▶ What you need to do:
Omit all pictures and transcribe only the lines in the entries below that run from the line with "Reproduce this chart" through the line with "import * as".

▶ Listing:
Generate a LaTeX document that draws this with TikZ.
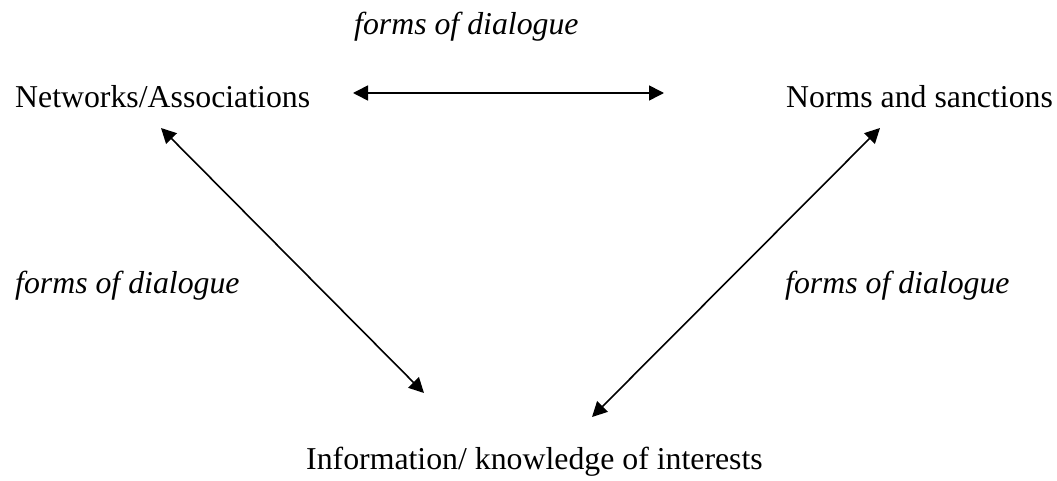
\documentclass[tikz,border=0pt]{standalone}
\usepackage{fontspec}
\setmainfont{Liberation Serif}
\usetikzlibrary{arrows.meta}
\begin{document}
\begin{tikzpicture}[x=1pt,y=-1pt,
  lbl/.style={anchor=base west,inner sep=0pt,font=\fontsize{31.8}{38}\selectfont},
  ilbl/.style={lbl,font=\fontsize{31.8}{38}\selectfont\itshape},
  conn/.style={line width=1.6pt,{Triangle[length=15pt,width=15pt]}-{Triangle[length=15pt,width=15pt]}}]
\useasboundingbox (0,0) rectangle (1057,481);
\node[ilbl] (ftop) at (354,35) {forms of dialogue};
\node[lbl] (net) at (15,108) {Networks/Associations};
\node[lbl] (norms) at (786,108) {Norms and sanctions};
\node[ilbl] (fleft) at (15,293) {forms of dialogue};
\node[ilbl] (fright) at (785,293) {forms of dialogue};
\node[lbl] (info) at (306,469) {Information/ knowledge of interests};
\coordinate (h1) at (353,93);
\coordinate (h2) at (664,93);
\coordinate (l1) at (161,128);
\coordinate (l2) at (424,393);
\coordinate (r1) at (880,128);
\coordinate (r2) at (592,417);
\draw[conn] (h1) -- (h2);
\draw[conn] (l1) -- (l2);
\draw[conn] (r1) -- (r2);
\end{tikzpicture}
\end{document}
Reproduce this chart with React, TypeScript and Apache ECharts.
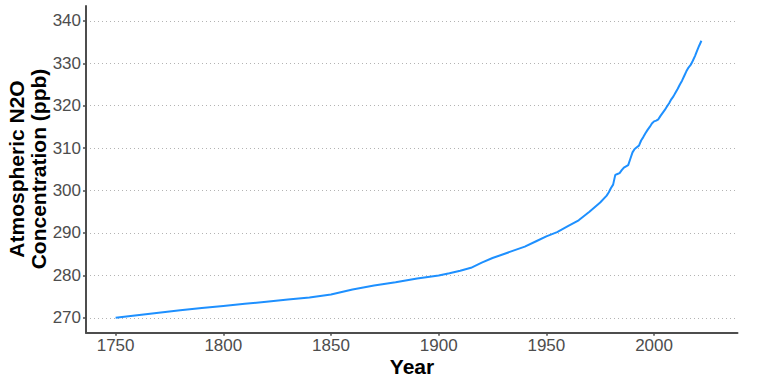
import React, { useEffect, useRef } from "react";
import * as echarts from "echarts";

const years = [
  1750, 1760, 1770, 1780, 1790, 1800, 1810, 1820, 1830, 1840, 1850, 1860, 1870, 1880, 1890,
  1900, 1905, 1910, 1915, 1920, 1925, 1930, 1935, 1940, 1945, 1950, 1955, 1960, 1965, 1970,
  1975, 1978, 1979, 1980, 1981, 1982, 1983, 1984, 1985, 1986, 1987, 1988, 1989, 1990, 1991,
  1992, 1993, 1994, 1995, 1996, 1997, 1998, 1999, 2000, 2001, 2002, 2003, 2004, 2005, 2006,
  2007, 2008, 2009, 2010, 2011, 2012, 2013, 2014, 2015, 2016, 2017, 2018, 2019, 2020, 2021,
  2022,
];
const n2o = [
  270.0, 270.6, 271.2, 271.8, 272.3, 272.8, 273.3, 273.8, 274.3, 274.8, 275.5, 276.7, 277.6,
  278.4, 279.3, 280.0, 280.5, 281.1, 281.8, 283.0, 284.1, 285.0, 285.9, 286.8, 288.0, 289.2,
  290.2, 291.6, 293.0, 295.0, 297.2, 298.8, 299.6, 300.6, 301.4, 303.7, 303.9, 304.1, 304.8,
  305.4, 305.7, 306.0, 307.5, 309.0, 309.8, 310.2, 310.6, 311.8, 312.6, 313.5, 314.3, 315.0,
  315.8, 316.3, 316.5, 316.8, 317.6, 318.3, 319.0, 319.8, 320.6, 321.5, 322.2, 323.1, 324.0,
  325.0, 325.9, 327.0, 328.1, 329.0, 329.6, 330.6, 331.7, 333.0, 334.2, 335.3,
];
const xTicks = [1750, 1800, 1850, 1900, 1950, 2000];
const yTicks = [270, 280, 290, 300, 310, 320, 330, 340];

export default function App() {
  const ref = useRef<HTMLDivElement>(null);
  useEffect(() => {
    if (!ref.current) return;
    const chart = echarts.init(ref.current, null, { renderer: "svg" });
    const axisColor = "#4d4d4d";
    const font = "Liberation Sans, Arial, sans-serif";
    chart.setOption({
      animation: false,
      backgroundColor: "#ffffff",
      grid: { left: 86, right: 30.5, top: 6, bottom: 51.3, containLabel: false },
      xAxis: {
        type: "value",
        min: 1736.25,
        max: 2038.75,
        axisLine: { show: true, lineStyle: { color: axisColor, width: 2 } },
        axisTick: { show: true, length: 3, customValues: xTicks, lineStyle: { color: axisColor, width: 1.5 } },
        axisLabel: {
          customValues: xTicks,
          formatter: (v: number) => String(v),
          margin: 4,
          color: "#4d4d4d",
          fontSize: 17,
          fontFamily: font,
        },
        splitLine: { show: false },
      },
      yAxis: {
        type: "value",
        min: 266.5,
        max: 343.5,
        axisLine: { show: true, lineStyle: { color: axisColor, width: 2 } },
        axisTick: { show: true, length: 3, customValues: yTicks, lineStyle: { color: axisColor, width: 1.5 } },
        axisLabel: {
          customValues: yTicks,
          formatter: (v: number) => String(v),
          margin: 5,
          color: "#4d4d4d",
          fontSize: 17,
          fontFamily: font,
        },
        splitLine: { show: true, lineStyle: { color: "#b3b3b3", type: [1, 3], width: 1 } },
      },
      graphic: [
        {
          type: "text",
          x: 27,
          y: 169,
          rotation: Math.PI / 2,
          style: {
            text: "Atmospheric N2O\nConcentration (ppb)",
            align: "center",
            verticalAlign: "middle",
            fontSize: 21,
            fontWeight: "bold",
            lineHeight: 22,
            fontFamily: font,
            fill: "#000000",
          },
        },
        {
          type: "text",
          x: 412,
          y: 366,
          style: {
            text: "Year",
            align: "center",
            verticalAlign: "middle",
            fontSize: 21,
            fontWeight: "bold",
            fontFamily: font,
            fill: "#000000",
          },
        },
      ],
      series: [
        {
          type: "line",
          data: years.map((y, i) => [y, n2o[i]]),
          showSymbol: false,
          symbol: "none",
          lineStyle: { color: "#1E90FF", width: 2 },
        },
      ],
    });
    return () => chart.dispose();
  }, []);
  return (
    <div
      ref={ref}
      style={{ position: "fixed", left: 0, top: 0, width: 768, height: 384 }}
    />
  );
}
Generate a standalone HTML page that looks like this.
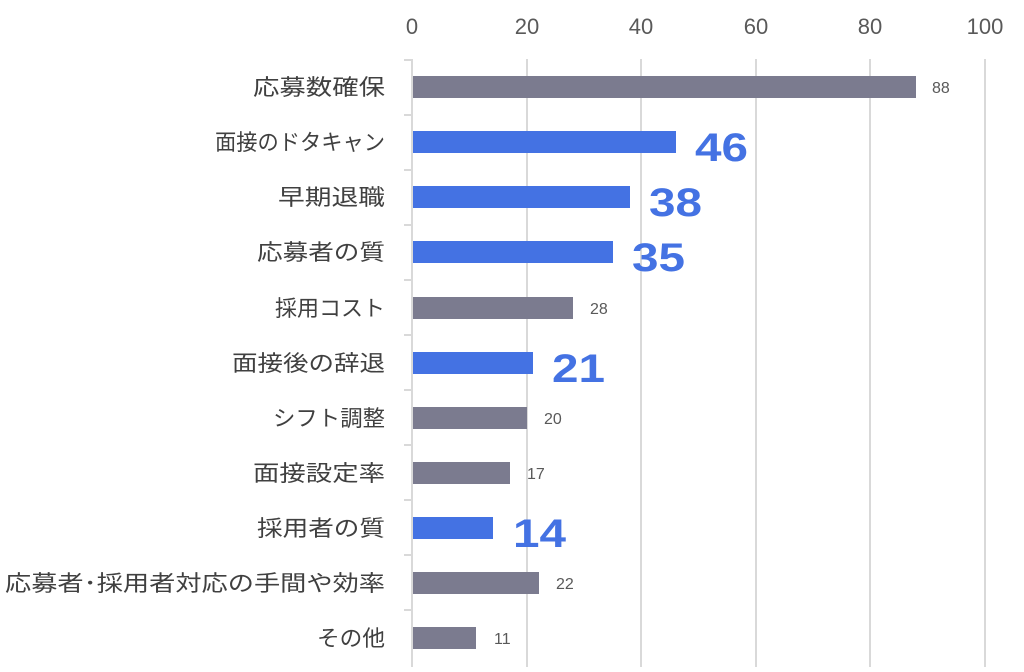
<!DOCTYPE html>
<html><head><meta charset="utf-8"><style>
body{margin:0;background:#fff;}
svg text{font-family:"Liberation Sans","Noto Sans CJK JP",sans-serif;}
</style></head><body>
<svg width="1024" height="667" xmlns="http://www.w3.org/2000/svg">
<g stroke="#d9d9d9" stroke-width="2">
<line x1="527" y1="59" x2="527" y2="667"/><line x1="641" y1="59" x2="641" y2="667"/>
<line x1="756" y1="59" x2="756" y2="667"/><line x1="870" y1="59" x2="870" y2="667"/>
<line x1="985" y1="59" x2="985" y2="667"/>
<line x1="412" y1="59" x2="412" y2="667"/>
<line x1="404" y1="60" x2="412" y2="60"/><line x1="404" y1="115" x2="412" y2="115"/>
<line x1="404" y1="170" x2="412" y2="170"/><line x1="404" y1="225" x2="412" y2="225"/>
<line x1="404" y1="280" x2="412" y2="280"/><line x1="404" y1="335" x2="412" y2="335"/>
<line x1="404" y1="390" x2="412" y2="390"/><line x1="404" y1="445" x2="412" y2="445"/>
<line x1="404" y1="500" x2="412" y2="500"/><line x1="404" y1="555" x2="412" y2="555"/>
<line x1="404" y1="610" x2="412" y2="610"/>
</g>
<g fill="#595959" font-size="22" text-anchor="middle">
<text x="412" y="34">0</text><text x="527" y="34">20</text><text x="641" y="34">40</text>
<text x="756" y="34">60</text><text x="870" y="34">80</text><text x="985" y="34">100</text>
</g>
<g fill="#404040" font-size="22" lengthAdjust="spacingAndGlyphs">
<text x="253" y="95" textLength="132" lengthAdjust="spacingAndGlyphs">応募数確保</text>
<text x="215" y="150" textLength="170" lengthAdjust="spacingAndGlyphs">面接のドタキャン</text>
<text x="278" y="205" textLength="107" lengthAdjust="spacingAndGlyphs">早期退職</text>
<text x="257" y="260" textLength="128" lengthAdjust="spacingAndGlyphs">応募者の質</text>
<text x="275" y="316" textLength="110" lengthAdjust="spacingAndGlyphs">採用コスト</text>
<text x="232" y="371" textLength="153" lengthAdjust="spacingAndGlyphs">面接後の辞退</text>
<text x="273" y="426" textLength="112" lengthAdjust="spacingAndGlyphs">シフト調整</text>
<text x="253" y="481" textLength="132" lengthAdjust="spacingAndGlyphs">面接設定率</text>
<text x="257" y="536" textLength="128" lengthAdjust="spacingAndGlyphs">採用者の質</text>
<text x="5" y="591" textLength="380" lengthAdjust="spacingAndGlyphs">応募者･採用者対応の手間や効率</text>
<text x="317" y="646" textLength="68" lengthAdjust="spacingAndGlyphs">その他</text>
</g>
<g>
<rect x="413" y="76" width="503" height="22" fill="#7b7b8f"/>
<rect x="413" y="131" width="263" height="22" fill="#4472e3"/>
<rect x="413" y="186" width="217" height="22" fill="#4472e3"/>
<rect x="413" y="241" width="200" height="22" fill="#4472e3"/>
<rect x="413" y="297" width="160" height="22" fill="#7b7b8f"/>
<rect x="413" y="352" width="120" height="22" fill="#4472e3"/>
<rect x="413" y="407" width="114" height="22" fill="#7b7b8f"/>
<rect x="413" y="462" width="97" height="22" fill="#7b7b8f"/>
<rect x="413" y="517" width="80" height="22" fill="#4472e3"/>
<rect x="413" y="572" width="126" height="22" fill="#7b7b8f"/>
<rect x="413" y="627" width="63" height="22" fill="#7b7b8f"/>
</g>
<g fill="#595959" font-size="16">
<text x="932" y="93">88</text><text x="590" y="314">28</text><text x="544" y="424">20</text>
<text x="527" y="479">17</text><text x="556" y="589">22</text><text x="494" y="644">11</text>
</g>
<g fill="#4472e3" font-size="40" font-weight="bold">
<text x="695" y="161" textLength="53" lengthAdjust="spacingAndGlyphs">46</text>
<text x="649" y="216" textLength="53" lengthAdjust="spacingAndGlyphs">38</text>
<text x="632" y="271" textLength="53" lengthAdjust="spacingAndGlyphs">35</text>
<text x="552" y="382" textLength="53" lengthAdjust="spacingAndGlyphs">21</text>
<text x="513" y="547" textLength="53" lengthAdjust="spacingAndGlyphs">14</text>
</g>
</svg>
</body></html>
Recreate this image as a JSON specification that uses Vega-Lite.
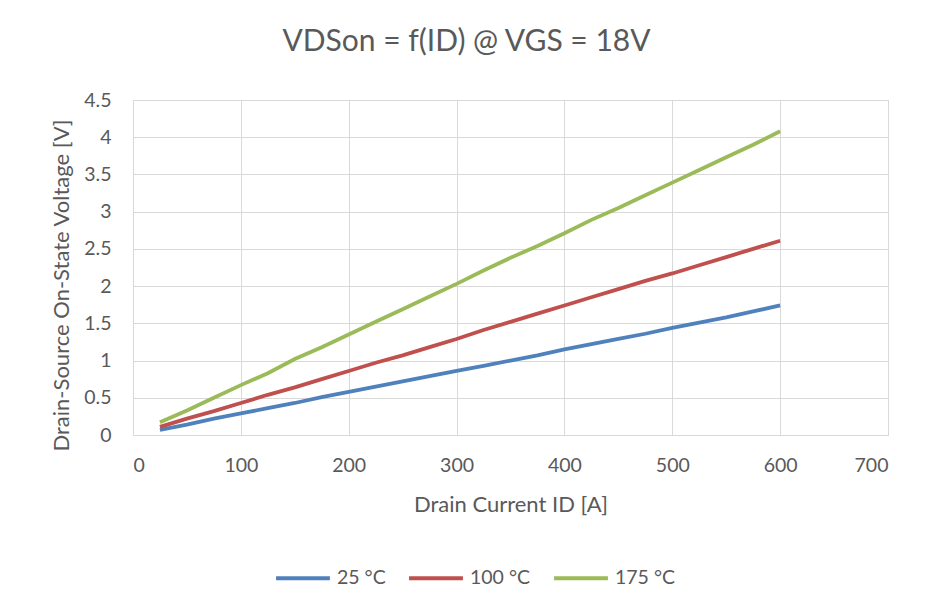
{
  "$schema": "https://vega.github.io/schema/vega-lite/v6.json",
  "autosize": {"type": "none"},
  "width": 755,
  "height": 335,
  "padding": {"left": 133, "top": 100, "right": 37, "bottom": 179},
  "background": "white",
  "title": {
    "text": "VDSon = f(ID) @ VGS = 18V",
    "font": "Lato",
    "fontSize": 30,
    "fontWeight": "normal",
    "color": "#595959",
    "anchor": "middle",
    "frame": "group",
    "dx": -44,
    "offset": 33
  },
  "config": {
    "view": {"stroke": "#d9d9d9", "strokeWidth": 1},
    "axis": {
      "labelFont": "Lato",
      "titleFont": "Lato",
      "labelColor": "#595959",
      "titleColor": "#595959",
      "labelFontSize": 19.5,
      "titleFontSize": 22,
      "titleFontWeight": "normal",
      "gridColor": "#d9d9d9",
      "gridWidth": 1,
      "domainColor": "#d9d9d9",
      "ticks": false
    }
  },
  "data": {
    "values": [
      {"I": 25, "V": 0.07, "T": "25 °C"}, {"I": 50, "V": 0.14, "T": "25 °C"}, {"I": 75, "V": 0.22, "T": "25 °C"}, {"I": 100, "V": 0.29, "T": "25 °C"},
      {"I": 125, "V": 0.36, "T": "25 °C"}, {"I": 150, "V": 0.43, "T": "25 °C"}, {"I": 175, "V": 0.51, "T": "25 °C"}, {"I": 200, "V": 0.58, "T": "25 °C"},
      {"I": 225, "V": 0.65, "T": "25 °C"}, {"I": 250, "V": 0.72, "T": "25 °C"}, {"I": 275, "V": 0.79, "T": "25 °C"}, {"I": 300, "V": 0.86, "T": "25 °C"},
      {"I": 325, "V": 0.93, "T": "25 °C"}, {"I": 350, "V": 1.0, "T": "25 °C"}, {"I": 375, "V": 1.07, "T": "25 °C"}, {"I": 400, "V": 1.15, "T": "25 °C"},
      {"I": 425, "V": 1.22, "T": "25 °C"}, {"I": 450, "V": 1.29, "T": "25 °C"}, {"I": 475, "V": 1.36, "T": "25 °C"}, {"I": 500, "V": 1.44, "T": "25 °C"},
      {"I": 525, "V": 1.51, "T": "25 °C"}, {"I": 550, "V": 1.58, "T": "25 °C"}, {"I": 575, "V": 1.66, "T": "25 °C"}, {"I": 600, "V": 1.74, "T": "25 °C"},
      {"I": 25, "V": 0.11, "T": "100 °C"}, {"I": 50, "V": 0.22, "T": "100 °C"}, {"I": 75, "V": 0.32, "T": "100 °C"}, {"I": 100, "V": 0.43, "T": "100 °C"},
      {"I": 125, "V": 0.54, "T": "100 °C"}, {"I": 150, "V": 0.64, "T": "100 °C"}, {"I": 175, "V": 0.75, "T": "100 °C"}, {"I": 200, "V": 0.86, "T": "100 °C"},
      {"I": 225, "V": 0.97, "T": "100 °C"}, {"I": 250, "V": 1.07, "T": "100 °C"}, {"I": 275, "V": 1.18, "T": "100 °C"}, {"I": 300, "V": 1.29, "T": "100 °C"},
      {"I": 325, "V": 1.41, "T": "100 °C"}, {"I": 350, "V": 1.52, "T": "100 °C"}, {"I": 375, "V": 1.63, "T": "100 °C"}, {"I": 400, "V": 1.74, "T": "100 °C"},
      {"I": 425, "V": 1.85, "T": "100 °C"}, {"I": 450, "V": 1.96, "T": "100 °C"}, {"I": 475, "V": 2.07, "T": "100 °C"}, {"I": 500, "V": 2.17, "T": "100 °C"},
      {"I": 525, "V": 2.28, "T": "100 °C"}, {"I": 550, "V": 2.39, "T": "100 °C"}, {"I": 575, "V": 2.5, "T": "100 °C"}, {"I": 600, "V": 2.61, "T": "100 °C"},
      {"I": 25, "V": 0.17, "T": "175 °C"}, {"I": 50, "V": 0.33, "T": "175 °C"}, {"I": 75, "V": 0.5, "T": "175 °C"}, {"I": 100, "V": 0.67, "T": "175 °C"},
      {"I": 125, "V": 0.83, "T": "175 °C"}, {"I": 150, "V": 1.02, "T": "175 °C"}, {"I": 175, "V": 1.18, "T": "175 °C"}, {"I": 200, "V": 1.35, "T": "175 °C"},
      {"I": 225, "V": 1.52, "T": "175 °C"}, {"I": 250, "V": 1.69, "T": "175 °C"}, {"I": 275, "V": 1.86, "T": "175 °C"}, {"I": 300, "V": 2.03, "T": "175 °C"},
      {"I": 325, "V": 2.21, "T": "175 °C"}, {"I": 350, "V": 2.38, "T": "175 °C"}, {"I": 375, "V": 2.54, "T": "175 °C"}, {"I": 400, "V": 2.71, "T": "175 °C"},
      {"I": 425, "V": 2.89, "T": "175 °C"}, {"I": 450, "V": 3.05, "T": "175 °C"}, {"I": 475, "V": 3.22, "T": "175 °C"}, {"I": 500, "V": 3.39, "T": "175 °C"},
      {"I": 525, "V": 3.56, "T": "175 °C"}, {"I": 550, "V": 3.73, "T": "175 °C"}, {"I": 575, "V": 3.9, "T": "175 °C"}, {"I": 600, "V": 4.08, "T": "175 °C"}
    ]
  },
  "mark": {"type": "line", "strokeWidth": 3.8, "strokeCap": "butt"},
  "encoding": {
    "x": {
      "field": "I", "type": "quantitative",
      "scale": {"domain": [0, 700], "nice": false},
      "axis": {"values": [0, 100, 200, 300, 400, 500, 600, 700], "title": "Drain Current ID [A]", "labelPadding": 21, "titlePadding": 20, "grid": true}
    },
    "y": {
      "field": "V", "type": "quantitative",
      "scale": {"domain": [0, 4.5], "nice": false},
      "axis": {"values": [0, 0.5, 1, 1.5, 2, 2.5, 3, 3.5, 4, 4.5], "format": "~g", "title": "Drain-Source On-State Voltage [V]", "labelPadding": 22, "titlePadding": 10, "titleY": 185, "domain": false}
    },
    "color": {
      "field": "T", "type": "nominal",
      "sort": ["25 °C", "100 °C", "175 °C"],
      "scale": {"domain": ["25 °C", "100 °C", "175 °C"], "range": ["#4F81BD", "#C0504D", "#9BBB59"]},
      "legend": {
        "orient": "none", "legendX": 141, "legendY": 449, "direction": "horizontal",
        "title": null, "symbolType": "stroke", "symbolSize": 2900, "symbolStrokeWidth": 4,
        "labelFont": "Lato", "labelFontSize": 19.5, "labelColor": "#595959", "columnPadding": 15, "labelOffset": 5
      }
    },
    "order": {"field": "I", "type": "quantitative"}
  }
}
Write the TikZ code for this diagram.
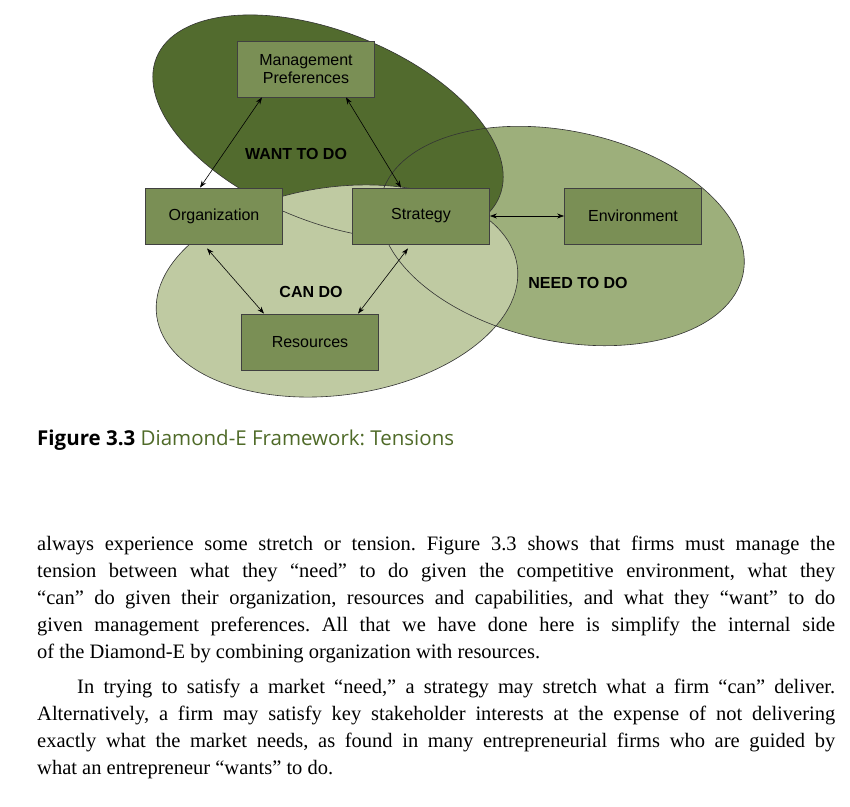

▶ Answer to the exercise:
Reproduce this chart with React, TypeScript and Apache ECharts.
import React, { useEffect, useRef } from "react";
import * as echarts from "echarts";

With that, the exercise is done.